HONOLULU -- Chaminade assistant men's basketball coach Mike Mathey has resigned after sending a text message to a player containing a racial slur.

The tiny Catholic university in Hawaii that hosts the high-profile Maui Invitational every year on Thursday said it has accepted Mathey's resignation and denounced his actions. Mathey, of Prospect, Ohio, was in his first season at Chaminade.

"Mike decided it was in his best interest and the interest of the team that he should resign immediately, and we have accepted his resignation," Silverswords coach Eric Bovaird said in a statement. "Inappropriate text messaging and the use of racial biased language is not something that will be tolerated neither by me nor by Chaminade University."

The 2,700-student university, which prides itself as having one of the nation's most diverse campuses, said it took immediate steps to place the coach on administrative leave after the text, sent in error last weekend, was reported to school officials.

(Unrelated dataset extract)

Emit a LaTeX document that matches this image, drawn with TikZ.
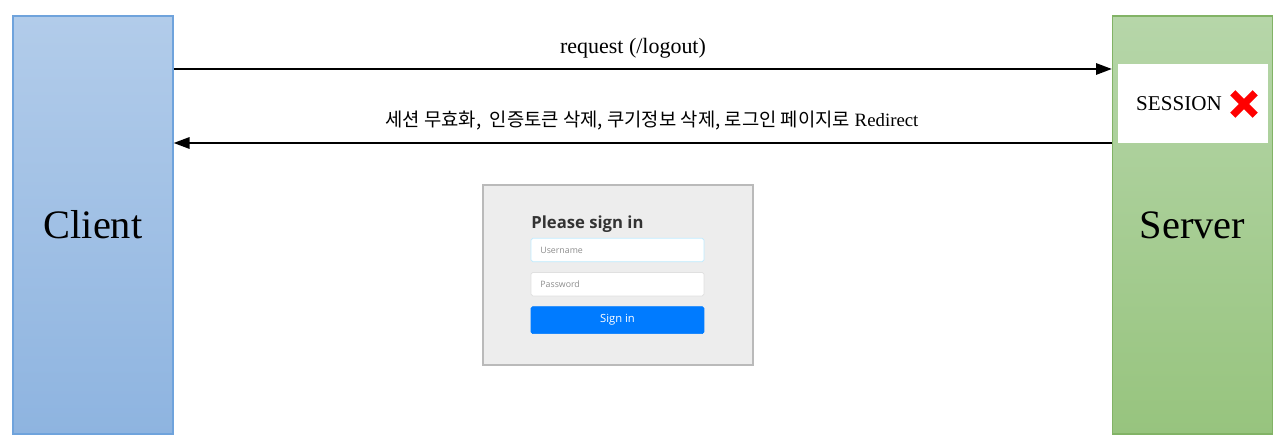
\documentclass[tikz,border=0pt]{standalone}
\usepackage{fontspec}
\setmainfont{Liberation Serif}
\newfontfamily\kr{Noto Sans CJK KR}
\newfontfamily\ui{Open Sans}
\usetikzlibrary{positioning, shapes.misc, arrows.meta}

\definecolor{clienttop}{HTML}{B2CCEA}
\definecolor{clientbot}{HTML}{8EB4E0}
\definecolor{clientline}{HTML}{6FA3DC}
\definecolor{servertop}{HTML}{B6D6A9}
\definecolor{serverbot}{HTML}{97C47E}
\definecolor{serverline}{HTML}{82B366}
\definecolor{btnblue}{HTML}{007BFF}

\begin{document}
\begin{tikzpicture}[x=0.02cm, y=-0.02cm,
    side/.style={
            rectangle,
            minimum width=3.2cm,
            minimum height=8.36cm,
            line width=0.8pt,
            font=\fontsize{23}{26}\selectfont},
    field/.style={
            rectangle,
            draw,
            fill=white,
            rounded corners=1pt,
            minimum width=3.46cm,
            minimum height=0.47cm,
            inner sep=0pt},
    hint/.style={
            font=\ui\fontsize{5}{6}\selectfont,
            text=black!45,
            anchor=west},
    msg/.style={->,>={Triangle[length=9pt,width=6.5pt]},line width=1pt}]

\useasboundingbox (0,0) rectangle (1286,445);

%Client / Server====================================================================
\node[side,top color=clienttop,bottom color=clientbot,draw=clientline] (1) at (93,225) {Client};
\node[side,top color=servertop,bottom color=serverbot,draw=serverline] (2) at (1192.5,225) {Server};

\node[rectangle,fill=white,minimum width=3cm,minimum height=1.58cm,inner sep=0pt] (3) at (1193,103.5) {};
\node[font=\fontsize{12}{14}\selectfont] (4) at (1179,104) {SESSION};
\node[cross out,draw=red,line width=4.2pt,minimum size=0.3cm,inner sep=0pt] (5) at (1244,104) {};
%=======================================================================

%Messages====================================================================
\draw[msg] (1.east |- 0,69) -- (2.west |- 0,69);
\node[font=\fontsize{12.5}{14}\selectfont] (6) at (633,48) {request (/logout)};
\draw[msg] (2.west |- 0,143) -- (1.east |- 0,143);
\node[font=\fontsize{10.7}{12}\selectfont] (7) at (652,121) {{\kr 세션 무효화,\ \ 인증토큰 삭제, 쿠기정보 삭제, 로그인 페이지로} Redirect};
%=======================================================================

%Login page====================================================================
\node[rectangle,fill=black!7,draw=black!27,line width=1pt,minimum width=5.4cm,minimum height=3.6cm] (8) at (618,275) {};
\node[anchor=base west,inner sep=0pt,font=\ui\bfseries\fontsize{9.5}{11}\selectfont,text=black!80] (9) at (531,229) {Please sign in};

\node[field,draw=blue!30!cyan!25] (10) at (617.5,250) {};
\node[hint] (11) at ([xshift=2pt]10.west) {Username};
\node[field,draw=black!12,below=0.2cm of 10] (12) {};
\node[hint] (13) at ([xshift=2pt]12.west) {Password};
\node[field,draw=btnblue,fill=btnblue,minimum height=0.54cm,below=0.2cm of 12] (14) {};
\node[font=\ui\fontsize{6.4}{8}\selectfont,text=white] (15) at (14.center) {Sign in};
%=======================================================================

\end{tikzpicture}
\end{document}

"I am very proud of the fact that we have a very diverse team from various countries and different backgrounds. We stand united together and will move forward as a team," Bovaird said.

Hawaii News Now, which was the first to report the coach being placed on leave, reported that Mathey intended to send the text to a friend, but mistakenly sent it to the player.

The school told the Associated Press that the slur was the N-word. The player was not identified.

"We believe that we handled this unfortunate situation swiftly, fairly and respectively to all parties involved," Chaminade athletic director Bill Villa said. "The team and coaches have done an admirable job of supporting and comforting each other, working through this adversity and re-focusing on their goals and mission. I'm very proud of them."

The Division II Silverswords hosts the Maui Invitational, which regularly draws some of the top teams in the country every year. Last month, Duke defeated Kansas in the title game.

Chaminade's basketball program is best known for beating Ralph Sampson's top-ranked Virginia 77-72 in 1982 in one of the biggest upsets in college basketball history. Chaminade was an 800-student NAIA school at that time and didn't even have its own gymnasium.